Modern Legacies and Collector Perspectives
Today, surplus Soviet rifles remain popular on the civilian market, largely because they still function after decades of storage in any condition. Importers regularly pull Mosin-Nagants from wooden crates where they were preserved in heavy cosmoline since the 1950s. After a basic cleaning, most fire safely and with acceptable accuracy. Firearm forums abound with tales of rifles found in barns, cleaned with a single pass of a bore snake, and taken to the range without issue. This durability has made them a staple of historical reenactment, competitive surplus shooting, and bushcraft camping guns.

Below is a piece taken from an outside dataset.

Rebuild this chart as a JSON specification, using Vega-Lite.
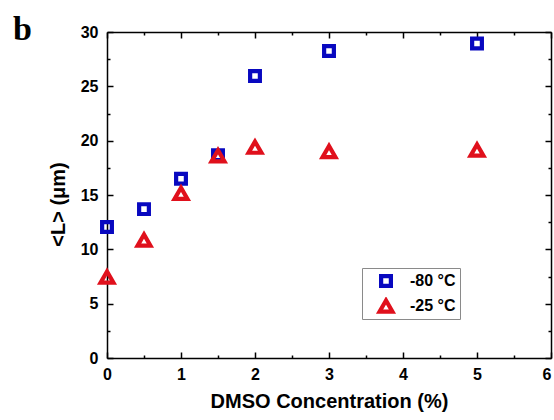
{
  "$schema": "https://vega.github.io/schema/vega-lite/v6.json",
  "width": 444,
  "height": 326,
  "autosize": {"type": "none"},
  "padding": {"left": 107, "top": 32, "right": 3, "bottom": 62},
  "background": "white",
  "title": {
    "text": "b",
    "font": "Liberation Serif",
    "fontSize": 34,
    "fontWeight": "bold",
    "color": "black",
    "anchor": "start",
    "frame": "group",
    "dx": -94,
    "dy": 54,
    "baseline": "alphabetic"
  },
  "config": {
    "view": {"stroke": null},
    "font": "Liberation Sans",
    "axis": {"grid": false, "domainColor": "black", "tickColor": "black", "domainWidth": 1.5, "tickWidth": 1.5, "labelColor": "black", "titleColor": "black"}
  },
  "data": {
    "values": [
      {"conc": 0, "L": 12.05, "series": "-80 °C"},
      {"conc": 0.5, "L": 13.7, "series": "-80 °C"},
      {"conc": 1, "L": 16.5, "series": "-80 °C"},
      {"conc": 1.5, "L": 18.65, "series": "-80 °C"},
      {"conc": 2, "L": 25.95, "series": "-80 °C"},
      {"conc": 3, "L": 28.25, "series": "-80 °C"},
      {"conc": 5, "L": 28.95, "series": "-80 °C"},
      {"conc": 0, "L": 7.45, "series": "-25 °C"},
      {"conc": 0.5, "L": 10.85, "series": "-25 °C"},
      {"conc": 1, "L": 15.15, "series": "-25 °C"},
      {"conc": 1.5, "L": 18.6, "series": "-25 °C"},
      {"conc": 2, "L": 19.4, "series": "-25 °C"},
      {"conc": 3, "L": 19.0, "series": "-25 °C"},
      {"conc": 5, "L": 19.13, "series": "-25 °C"}
    ]
  },
  "layer": [
    {
      "mark": {"type": "point", "filled": false, "strokeWidth": 4.2, "opacity": 1, "strokeJoin": "miter"},
      "encoding": {
        "x": {"field": "conc", "type": "quantitative", "scale": {"domain": [0, 6], "nice": false, "zero": false},
          "axis": {"orient": "bottom", "values": [0, 1, 2, 3, 4, 5, 6], "ticks": false, "domain": true, "labelFontSize": 16, "labelFontWeight": "bold", "labelPadding": 8, "labelFlush": false,
            "labelAlign": {"condition": {"test": "datum.value == 6", "value": "right"}, "value": "center"},
            "title": "DMSO Concentration (%)", "titleFontSize": 20, "titleFontWeight": "bold", "titlePadding": 9}},
        "y": {"field": "L", "type": "quantitative", "scale": {"domain": [0, 30], "nice": false},
          "axis": {"orient": "left", "values": [0, 5, 10, 15, 20, 25, 30], "ticks": false, "domain": true, "labelFontSize": 16, "labelFontWeight": "bold", "labelPadding": 9,
            "title": "<L> (μm)", "titleFontSize": 20, "titleFontWeight": "bold", "titleX": -49, "titleY": 172, "titleAngle": -90, "titleAlign": "center", "titleBaseline": "middle"}},
        "shape": {"field": "series", "type": "nominal", "scale": {"domain": ["-80 °C", "-25 °C"], "range": ["square", "triangle-up"]},
          "legend": {"orient": "none", "legendX": 255, "legendY": 236, "title": null, "strokeColor": "#8a8a8a", "padding": 4, "labelFontSize": 16, "labelFontWeight": "bold", "labelColor": "black", "symbolStrokeWidth": 4.2, "symbolFillColor": "transparent", "rowPadding": 7, "clipHeight": 18, "labelOffset": 15, "symbolOffset": 11}},
        "size": {"field": "series", "type": "nominal", "scale": {"domain": ["-80 °C", "-25 °C"], "range": [95, 165]}},
        "color": {"field": "series", "type": "nominal", "scale": {"domain": ["-80 °C", "-25 °C"], "range": ["#0808c0", "#e0101c"]}}
      }
    },
    {
      "mark": {"type": "point", "opacity": 0},
      "encoding": {
        "x": {"field": "conc", "type": "quantitative", "axis": {"orient": "top", "values": [0, 1, 2, 3, 4, 5, 6], "tickSize": -6, "labels": false, "domain": true, "title": null}},
        "y": {"field": "L", "type": "quantitative", "axis": {"orient": "right", "values": [0, 5, 10, 15, 20, 25, 30], "tickSize": -6, "labels": false, "domain": true, "title": null}}
      }
    },
    {
      "mark": {"type": "point", "opacity": 0},
      "encoding": {
        "x": {"field": "conc", "type": "quantitative", "axis": {"orient": "bottom", "values": [0, 1, 2, 3, 4, 5, 6], "tickSize": -6, "labels": false, "domain": false, "title": null}},
        "y": {"field": "L", "type": "quantitative", "axis": {"orient": "left", "values": [0, 5, 10, 15, 20, 25, 30], "tickSize": -6, "labels": false, "domain": false, "title": null}}
      }
    },
    {
      "mark": {"type": "point", "opacity": 0},
      "encoding": {
        "x": {"field": "conc", "type": "quantitative", "axis": {"orient": "bottom", "values": [0.5, 1.5, 2.5, 3.5, 4.5, 5.5], "tickSize": -3, "labels": false, "domain": false, "title": null}},
        "y": {"field": "L", "type": "quantitative", "axis": {"orient": "left", "values": [2.5, 7.5, 12.5, 17.5, 22.5, 27.5], "tickSize": -3, "labels": false, "domain": false, "title": null}}
      }
    },
    {
      "mark": {"type": "point", "opacity": 0},
      "encoding": {
        "x": {"field": "conc", "type": "quantitative", "axis": {"orient": "top", "values": [0.5, 1.5, 2.5, 3.5, 4.5, 5.5], "tickSize": -3, "labels": false, "domain": false, "title": null}},
        "y": {"field": "L", "type": "quantitative", "axis": {"orient": "right", "values": [2.5, 7.5, 12.5, 17.5, 22.5, 27.5], "tickSize": -3, "labels": false, "domain": false, "title": null}}
      }
    }
  ],
  "resolve": {"axis": {"x": "independent", "y": "independent"}}
}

Collectors and gunsmiths note that the very traits that made these rifles reliable in the field—loose tolerances, crude finish—limit their precision. However, interest in the SVT-40 and SKS has surged as historians appreciate the incremental advances each represented. The broader lineage from the wartime rifles to the AK pattern is a direct reflection of the lessons learned in the mud of Stalingrad and the snows of Kursk. For those interested in this evolution, Range 702’s examination of the AK lineage connects the dots from the Mosin to modern durability standards.
Conclusion
The durability of Soviet World War II rifles was not a product of advanced materials or precision craftsmanship but of a conscious design philosophy that matched the brutal realities of the Eastern Front. By accepting generous tolerances, simplifying mechanisms, and selecting woods and steels that could survive neglect, Soviet arsenals armed millions of soldiers with weapons that refused to quit in the coldest winters and deepest mud. The Mosin-Nagant, PPSh-41, PPS-43, and late-war SKS each embodied this principle, keeping soldiers in the fight when other rifles seized. This legacy of rugged reliability shaped post-war small arms design not only in the Soviet Union but around the world, proving that in the calculus of warfare, a weapon that always works is often more valuable than one that works perfectly under ideal conditions.